As reações vieram de instituições e figuras importantes condenando a conduta de Bolsonaro e abrindo alas para o Congresso falar mais grosso, desviar o foco da polêmica e baixar a bola do presidente, utilizando o caso como um ataque à democracia. O nado foi sincronizado e com as braçadas dos desafetos – do parlamento às redes sociais – o vídeo compartilhado de Bolsonaro ficou bem maior que o “jaboti” preparado para abocanhar R$30 bilhões que o governo poderia direcionar para seus projetos e inestimentos. Reações exageradas ou não, o certo é que o presidente não deveria estar chupando essa manga justo agora. A despeito das interpretações, o artigo 85 da Constituição avisa que é crime de responsabilidade atos do Presidente da República que atentem contra o livre exercício do Poder Legislativo, Judiciário, Ministério Público e Poderes constitucionais das unidades da Federação.

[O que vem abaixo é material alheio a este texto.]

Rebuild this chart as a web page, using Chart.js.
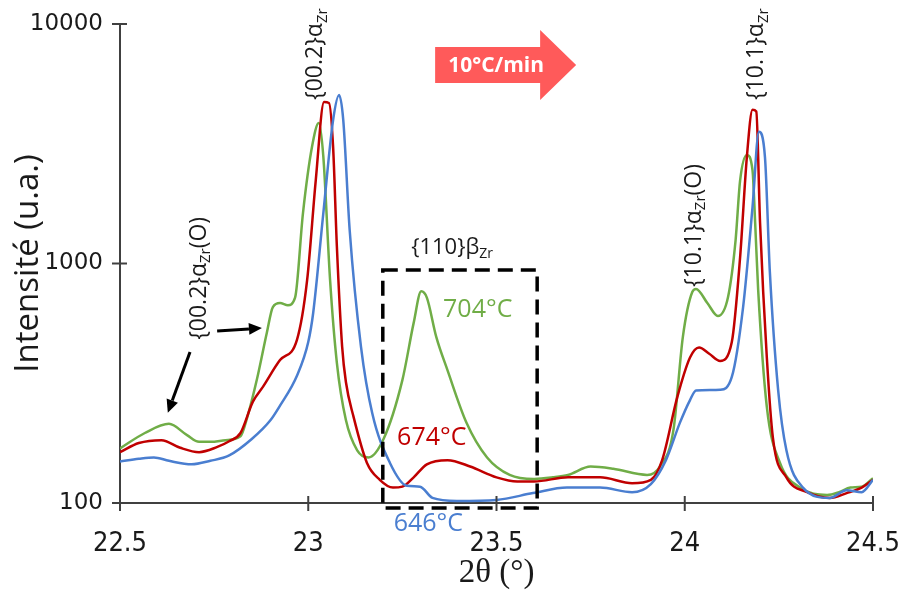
<!DOCTYPE html>
<html>
<head>
<meta charset="utf-8">
<script src="https://cdn.jsdelivr.net/npm/chart.js@4.4.1/dist/chart.umd.min.js"></script>
<style>
  html, body { margin: 0; padding: 0; background: #fff; }
  #wrap { width: 901px; height: 590px; }
</style>
</head>
<body>
<div id="wrap"><canvas id="xrd" width="901" height="590"></canvas></div>
<script>
// axis ticks
const xTicks = [22.5, 23, 23.5, 24, 24.5];
const yTicks = [100, 1000, 10000];

// 646°C (blue)
const x646 = [22.5, 22.55, 22.59, 22.63, 22.69, 22.74, 22.79, 22.85, 22.9, 22.925, 22.97, 23.0, 23.013, 23.04, 23.066, 23.082, 23.093, 23.11, 23.14, 23.17, 23.217, 23.262, 23.297, 23.33, 23.395, 23.5, 23.597, 23.687, 23.775, 23.86, 23.91, 23.95, 23.987, 24.014, 24.03, 24.094, 24.125, 24.155, 24.18, 24.197, 24.213, 24.226, 24.248, 24.27, 24.314, 24.385, 24.43, 24.47, 24.5];
const i646 = [149, 153, 155, 150, 145, 150, 158, 185, 222, 255, 340, 470, 620, 1620, 3970, 5050, 3970, 1380, 450, 237, 147, 118, 117, 105, 102, 103, 110, 116, 116, 111, 120, 151, 216, 269, 295, 297, 336, 658, 1720, 3550, 2790, 925, 297, 166, 116, 105, 113, 111, 125];

// 674°C (red)
const x674 = [22.5, 22.55, 22.61, 22.66, 22.71, 22.757, 22.79, 22.82, 22.853, 22.88, 22.925, 22.97, 22.997, 23.02, 23.042, 23.055, 23.066, 23.076, 23.09, 23.1, 23.12, 23.156, 23.19, 23.225, 23.25, 23.28, 23.315, 23.37, 23.43, 23.5, 23.555, 23.6, 23.69, 23.775, 23.86, 23.91, 23.94, 23.98, 24.014, 24.038, 24.065, 24.094, 24.125, 24.147, 24.165, 24.18, 24.19, 24.2, 24.218, 24.234, 24.27, 24.325, 24.385, 24.43, 24.47, 24.5];
const i674 = [163, 178, 183, 170, 163, 171, 181, 196, 265, 306, 395, 480, 852, 2230, 4720, 4680, 3070, 1180, 450, 320, 230, 147, 125, 116, 117, 128, 145, 151, 142, 128, 123, 123, 128, 128, 121, 125, 151, 276, 405, 446, 420, 392, 470, 1060, 2790, 4390, 4310, 1480, 405, 188, 128, 111, 105, 110, 116, 125];

// 704°C (green)
const x704 = [22.5, 22.566, 22.63, 22.678, 22.71, 22.74, 22.78, 22.82, 22.837, 22.864, 22.89, 22.906, 22.925, 22.946, 22.965, 22.986, 23.01, 23.028, 23.04, 23.058, 23.076, 23.1, 23.13, 23.16, 23.2, 23.25, 23.28, 23.3, 23.315, 23.34, 23.37, 23.42, 23.475, 23.535, 23.6, 23.65, 23.69, 23.75, 23.81, 23.9, 23.934, 23.97, 23.995, 24.02, 24.03, 24.06, 24.088, 24.115, 24.135, 24.147, 24.165, 24.18, 24.187, 24.195, 24.218, 24.253, 24.306, 24.378, 24.41, 24.44, 24.47, 24.5];
const i704 = [169, 196, 214, 192, 180, 180, 183, 190, 225, 330, 514, 658, 684, 670, 720, 1624, 3070, 3860, 2800, 852, 385, 222, 166, 155, 185, 326, 565, 765, 720, 494, 358, 217, 155, 131, 126, 128, 131, 142, 139, 131, 142, 202, 494, 760, 783, 684, 604, 725, 1250, 2220, 2840, 2450, 1480, 776, 252, 147, 116, 108, 111, 116, 117, 127];

const pts = (xs, ys) => xs.map((v, i) => ({ x: v, y: ys[i] }));

const labelFont = '"Open Sans", sans-serif';
const ink = '#1a1a1a';

// draws text pieces one after another, pieces may be subscripts
function drawRich(ctx, parts, x, y, align) {
  let total = 0;
  parts.forEach(p => {
    ctx.font = p.size + 'px ' + labelFont;
    p.w = ctx.measureText(p.t).width;
    total += p.w;
  });
  let cx = align === 'center' ? x - total / 2 : x;
  ctx.textAlign = 'left';
  ctx.textBaseline = 'middle';
  parts.forEach(p => {
    ctx.font = p.size + 'px ' + labelFont;
    ctx.fillText(p.t, cx, y + (p.dy || 0));
    cx += p.w;
  });
}

function phase(base, tail) {
  const parts = [{ t: base, size: 23 }, { t: 'Zr', size: 15, dy: 7 }];
  if (tail) parts.push({ t: tail, size: 23 });
  return parts;
}

function arrow(ctx, x0, y0, x1, y1) {
  const a = Math.atan2(y1 - y0, x1 - x0);
  const hl = 13, hw = 6;
  ctx.beginPath();
  ctx.moveTo(x0, y0);
  ctx.lineTo(x1 - hl * Math.cos(a), y1 - hl * Math.sin(a));
  ctx.stroke();
  ctx.beginPath();
  ctx.moveTo(x1, y1);
  ctx.lineTo(x1 - hl * Math.cos(a) + hw * Math.sin(a), y1 - hl * Math.sin(a) - hw * Math.cos(a));
  ctx.lineTo(x1 - hl * Math.cos(a) - hw * Math.sin(a), y1 - hl * Math.sin(a) + hw * Math.cos(a));
  ctx.closePath();
  ctx.fill();
}

const deco = {
  id: 'deco',
  afterDraw(chart) {
    const { ctx, scales: { x, y } } = chart;
    const X = v => x.getPixelForValue(v);
    const Y = v => y.getPixelForValue(v);
    ctx.save();

    // crossing tick marks
    ctx.strokeStyle = '#404040';
    ctx.lineWidth = 2;
    xTicks.forEach(v => {
      ctx.beginPath();
      ctx.moveTo(X(v), y.bottom - 7);
      ctx.lineTo(X(v), y.bottom + 8);
      ctx.stroke();
    });
    yTicks.forEach(v => {
      ctx.beginPath();
      ctx.moveTo(x.left - 8, Y(v));
      ctx.lineTo(x.left + 7, Y(v));
      ctx.stroke();
    });

    // rotated peak labels
    ctx.fillStyle = ink;
    const rot = [
      { x: 23.02, y: 4820, parts: phase('{00.2}α') },
      { x: 22.71, y: 480, parts: phase('{00.2}α', '(O)') },
      { x: 24.025, y: 798, parts: phase('{10.1}α', '(O)') },
      { x: 24.19, y: 4820, parts: phase('{10.1}α') }
    ];
    rot.forEach(r => {
      ctx.save();
      ctx.translate(X(r.x), Y(r.y));
      ctx.rotate(-Math.PI / 2);
      drawRich(ctx, r.parts, 0, 0, 'left');
      ctx.restore();
    });

    // black arrows towards the {00.2} oxygen-rich shoulders
    ctx.strokeStyle = '#000';
    ctx.fillStyle = '#000';
    ctx.lineWidth = 3;
    arrow(ctx, X(22.686), Y(427), X(22.627), Y(238));
    arrow(ctx, X(22.758), Y(522), X(22.877), Y(538));

    // dashed box around the beta peak
    ctx.setLineDash([15, 8]);
    ctx.lineWidth = 3.5;
    ctx.strokeRect(X(23.198), Y(940), X(23.608) - X(23.198), Y(95.3) - Y(940));
    ctx.setLineDash([]);

    ctx.fillStyle = ink;
    drawRich(ctx, [{ t: '{110}β', size: 22 }, { t: 'Zr', size: 14, dy: 6 }], X(23.382), Y(1161), 'center');

    // temperature labels
    ctx.font = '25px ' + labelFont;
    ctx.textAlign = 'left';
    ctx.textBaseline = 'middle';
    ctx.fillStyle = '#70ad47';
    ctx.fillText('704°C', X(23.358), Y(640));
    ctx.fillStyle = '#c00000';
    ctx.fillText('674°C', X(23.236), Y(187));
    ctx.fillStyle = '#4a7ed0';
    ctx.fillText('646°C', X(23.227), y.bottom + 21);

    // heating-rate arrow
    const ax = X(23.337), ay = Y(6745);
    ctx.fillStyle = '#ff5a5a';
    ctx.beginPath();
    ctx.moveTo(ax, ay - 18);
    ctx.lineTo(ax + 105, ay - 18);
    ctx.lineTo(ax + 105, ay - 35);
    ctx.lineTo(ax + 141, ay);
    ctx.lineTo(ax + 105, ay + 35);
    ctx.lineTo(ax + 105, ay + 18);
    ctx.lineTo(ax, ay + 18);
    ctx.closePath();
    ctx.fill();
    ctx.fillStyle = '#fff';
    ctx.font = 'bold 21px ' + labelFont;
    ctx.textAlign = 'center';
    ctx.fillText('10°C/min', ax + 61, ay + 1);

    ctx.restore();
  }
};

const ctx = document.getElementById('xrd').getContext('2d');
new Chart(ctx, {
  type: 'line',
  data: {
    datasets: [
      { label: '646°C', data: pts(x646, i646), borderColor: '#4a7ed0' },
      { label: '674°C', data: pts(x674, i674), borderColor: '#c00000' },
      { label: '704°C', data: pts(x704, i704), borderColor: '#70ad47' }
    ]
  },
  options: {
    responsive: false,
    animation: false,
    devicePixelRatio: 1,
    layout: { padding: { left: 0, right: 28, top: 24, bottom: 0 } },
    elements: {
      point: { radius: 0 },
      line: { borderWidth: 2.5, cubicInterpolationMode: 'monotone' }
    },
    plugins: { legend: { display: false }, tooltip: { enabled: false } },
    scales: {
      x: {
        type: 'linear', min: 22.5, max: 24.5,
        afterBuildTicks: s => { s.ticks = xTicks.map(v => ({ value: v })); },
        afterFit: s => { s.height = 87; s.paddingLeft = 0; s.paddingRight = 0; },
        grid: { display: false },
        border: { color: '#404040', width: 2 },
        ticks: {
          color: ink, padding: 17,
          font: { family: '"Liberation Sans Narrow", "DejaVu Sans Condensed", sans-serif', size: 27 },
          callback: v => String(v)
        },
        title: {
          display: true, text: '2θ (°)', color: ink,
          font: { family: '"Liberation Serif", serif', size: 33 },
          padding: { top: 0, bottom: -3 }
        }
      },
      y: {
        type: 'logarithmic', min: 100, max: 10000,
        afterBuildTicks: s => { s.ticks = yTicks.map(v => ({ value: v })); },
        afterFit: s => { s.width = 120; s.paddingTop = 0; s.paddingBottom = 0; },
        grid: { display: false },
        border: { color: '#404040', width: 2 },
        ticks: {
          color: ink, padding: 9,
          font: { family: '"DejaVu Sans", sans-serif', size: 23 },
          callback: v => String(v)
        },
        title: {
          display: true, text: 'Intensité (u.a.)', color: ink,
          font: { family: labelFont, size: 33 },
          padding: { top: 9, bottom: 0 }
        }
      }
    }
  },
  plugins: [deco]
});
</script>
</body>
</html>
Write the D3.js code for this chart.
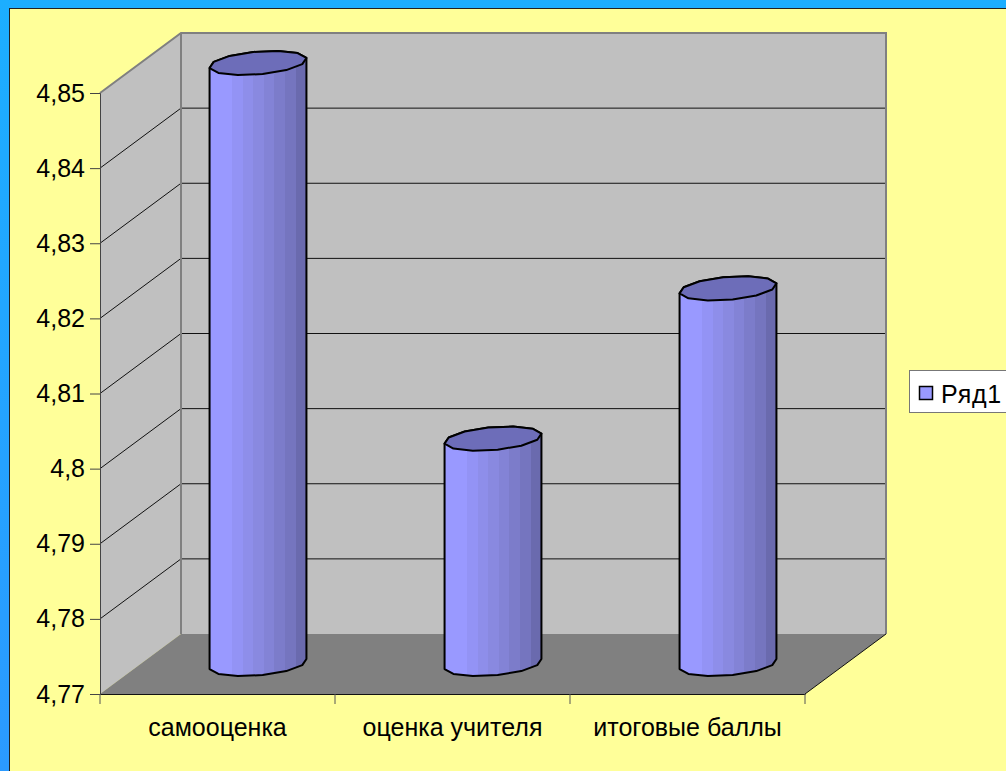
<!DOCTYPE html>
<html>
<head>
<meta charset="utf-8">
<script src="https://cdn.jsdelivr.net/npm/d3@7"></script>
<style>
  html, body { margin: 0; padding: 0; background: #ffff99; overflow: hidden; }
  text { font-family: "Liberation Sans", Arial, sans-serif; fill: #000; }
</style>
</head>
<body>
<div id="chart"></div>
<script>
// Data
const categories = ["самооценка", "оценка учителя", "итоговые баллы"];
const seriesValues = [4.85, 4.80, 4.82];
const seriesName = "Ряд1";
const yTicks = [4.77, 4.78, 4.79, 4.80, 4.81, 4.82, 4.83, 4.84, 4.85];
const yTickLabels = ["4,77", "4,78", "4,79", "4,8", "4,81", "4,82", "4,83", "4,84", "4,85"];

const width = 1006, height = 771;
// plot front plane and 3d depth offset
const plot = { left: 100, right: 805, top: 93, bottom: 694 };
const depth = { x: 81, y: -60 };

const svg = d3.select("#chart").append("svg")
    .attr("width", width)
    .attr("height", height)
    .style("display", "block");

const defs = svg.append("defs");

const bg = defs.append("linearGradient").attr("id", "frame")
    .attr("x1", 0).attr("y1", 0).attr("x2", 0).attr("y2", 1);
bg.append("stop").attr("offset", 0).attr("stop-color", "#1caeff");
bg.append("stop").attr("offset", 1).attr("stop-color", "#2b9aff");

// stepped shading across the cylinder
const bands = ["#9999ff", "#9393f5", "#8e8eea", "#8989e0", "#8383d6", "#7c7cca", "#7575bf", "#6a6aae"];
const body = defs.append("linearGradient").attr("id", "body");
bands.forEach((c, i) => {
    body.append("stop").attr("offset", i === 0 ? 0 : 0.12 + i * 0.11).attr("stop-color", c);
    body.append("stop").attr("offset", i === bands.length - 1 ? 1 : 0.12 + (i + 1) * 0.11).attr("stop-color", c);
});

// Frame
svg.append("rect").attr("width", width).attr("height", height).attr("fill", "url(#frame)");
svg.append("rect")
    .attr("x", 9.5).attr("y", 8.5)
    .attr("width", width).attr("height", height)
    .attr("fill", "#ffff99")
    .attr("stroke", "#222")
    .attr("stroke-width", 1);

// Scales
const yScale = d3.scaleLinear().domain([4.77, 4.85]).range([plot.bottom, plot.top]);
const xScale = d3.scaleBand().domain(categories).range([plot.left, plot.right]);

const line = d3.line();
const yTop = yScale(4.85), yBot = yScale(4.77);

// Walls and floor
svg.append("path")
    .attr("d", line([[plot.left, yTop], [plot.left + depth.x, yTop + depth.y], [plot.left + depth.x, yBot + depth.y], [plot.left, yBot]]) + "Z")
    .attr("fill", "#c0c0c0");
svg.append("rect")
    .attr("x", plot.left + depth.x).attr("y", yTop + depth.y)
    .attr("width", plot.right - plot.left).attr("height", yBot - yTop)
    .attr("fill", "#c0c0c0");
svg.append("path")
    .attr("d", line([[plot.left, yBot], [plot.right, yBot], [plot.right + depth.x, yBot + depth.y], [plot.left + depth.x, yBot + depth.y]]) + "Z")
    .attr("fill", "#808080");

// Gridlines
yTicks.slice(1, -1).forEach(t => {
    svg.append("path")
        .attr("d", line([[plot.left, yScale(t)], [plot.left + depth.x, yScale(t) + depth.y], [plot.right + depth.x, yScale(t) + depth.y]]))
        .attr("fill", "none")
        .attr("stroke", "#111")
        .attr("stroke-width", 1);
});

// Wall edges
svg.append("path")
    .attr("d", line([[plot.left, yTop], [plot.left + depth.x, yTop + depth.y], [plot.right + depth.x, yTop + depth.y], [plot.right + depth.x, yBot + depth.y]]))
    .attr("fill", "none").attr("stroke", "#808080").attr("stroke-width", 2);
svg.append("line")
    .attr("x1", plot.left + depth.x).attr("x2", plot.left + depth.x)
    .attr("y1", yTop + depth.y).attr("y2", yBot + depth.y)
    .attr("stroke", "#808080").attr("stroke-width", 2);
svg.append("line")
    .attr("x1", plot.right).attr("x2", plot.right + depth.x)
    .attr("y1", yBot).attr("y2", yBot + depth.y)
    .attr("stroke", "#111").attr("stroke-width", 1);

// Axes
const yAxis = svg.append("g")
    .attr("transform", `translate(${plot.left},0)`)
    .call(d3.axisLeft(yScale).tickValues(yTicks).tickFormat((d, i) => yTickLabels[i]).tickSize(10).tickPadding(5));
yAxis.selectAll("text").style("font-size", "25px");
yAxis.selectAll("line").attr("stroke", "#444");
yAxis.select(".domain").attr("stroke", "#444");

const xAxis = svg.append("g")
    .attr("transform", `translate(0,${plot.bottom})`)
    .call(d3.axisBottom(xScale).tickSize(0).tickPadding(24));
xAxis.selectAll("text").style("font-size", "25px");
xAxis.select(".domain").attr("stroke", "#111");
svg.append("g")
    .selectAll("line")
    .data(d3.range(categories.length + 1))
    .enter()
    .append("line")
    .attr("x1", i => plot.left + i * xScale.step())
    .attr("x2", i => plot.left + i * xScale.step())
    .attr("y1", plot.bottom)
    .attr("y2", plot.bottom + 10)
    .attr("stroke", "#555");

// Cylinder outline: a coarse circle laid in the depth plane
const barRadius = { ax: 48, ay: -2, bx: 8, by: -12 };
const segments = 12;
function ring(cx, cy) {
    return d3.range(segments).map(i => {
        const t = (i + 0.5) / segments * 2 * Math.PI;
        return [cx + barRadius.ax * Math.cos(t) + barRadius.bx * Math.sin(t),
                cy + barRadius.ay * Math.cos(t) + barRadius.by * Math.sin(t)];
    });
}

categories.forEach((c, i) => {
    const cx = xScale(c) + xScale.bandwidth() / 2 + depth.x / 2;
    const baseY = yScale(4.77) + depth.y / 2 + 0;
    const topY = yScale(seriesValues[i]) + depth.y / 2 + 0;
    const capRing = ring(cx, topY);
    const baseRing = ring(cx, baseY);
    const hull = d3.polygonHull(capRing.concat(baseRing));

    svg.append("path")
        .attr("d", line(hull) + "Z")
        .attr("fill", "url(#body)")
        .attr("stroke", "#000")
        .attr("stroke-width", 2)
        .attr("stroke-linejoin", "round");
    svg.append("path")
        .attr("d", line(capRing) + "Z")
        .attr("fill", "#6d6db9")
        .attr("stroke", "#000")
        .attr("stroke-width", 2)
        .attr("stroke-linejoin", "round");
});

// Legend
svg.append("rect")
    .attr("x", 909.5).attr("y", 370.5)
    .attr("width", 110).attr("height", 42)
    .attr("fill", "#fff")
    .attr("stroke", "#777");
svg.append("rect")
    .attr("x", 919.5).attr("y", 386.5)
    .attr("width", 13).attr("height", 13)
    .attr("fill", "#9999ff")
    .attr("stroke", "#000")
    .attr("stroke-width", 1.5);
svg.append("text")
    .attr("x", 941)
    .attr("y", 403)
    .style("font-size", "25px")
    .style("letter-spacing", "0.8px")
    .text(seriesName);
</script>
</body>
</html>
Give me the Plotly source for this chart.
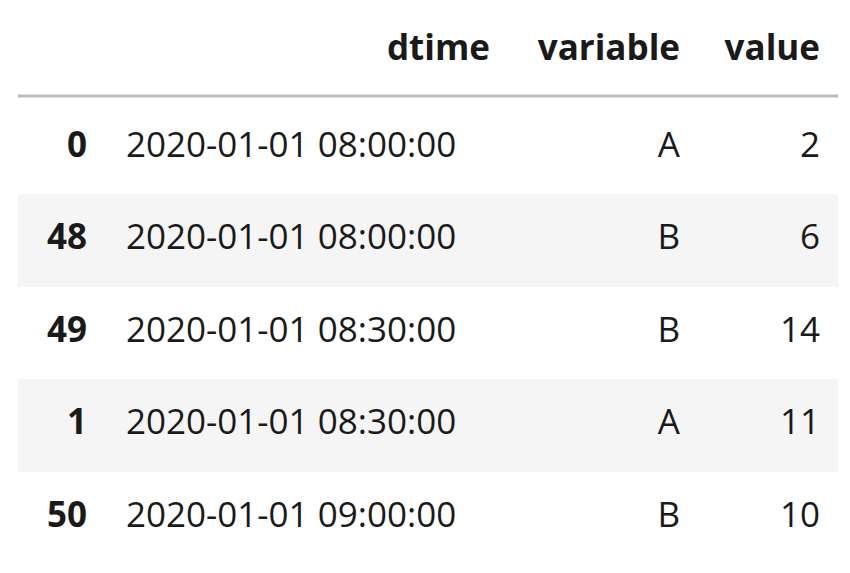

Agora é pagar para ver a luta nesse ringue armado. O veto só pode ser derrubado com a rejeição da maioria dos deputados e senadores. Sendo que se uma das casa – Senado ou Câmara – optar pelo veto, a derrubada fica descartada. Pelo menos no Senado o Executivo conta com uma alegria: os senadores do bloco Muda, Senado, cerca de 20, já avisaram que não toparão acordo algum para derrubar o veto 52 do presidente à Lei Orcamentária. A outra alegria que o governo teria, Bolsonaro jogou balde de areia: o movimento de rua convocado pelos seus apoiadores para o dia 15 de março. Ação, diga-se de passagem, legítima, porém contraditoriamente considerada antidemocrática pelos ferrenhos defensores da liberdade de manifestação. É justamente aqui que habita a pior de todas as incongruências ideológicas: a seletiva visão de democracia. O país perde cada vez mais a paciência para essas cansativas narrativas que, aliás, só se reportam ao estado democrático de direito quando lhes é conveninente.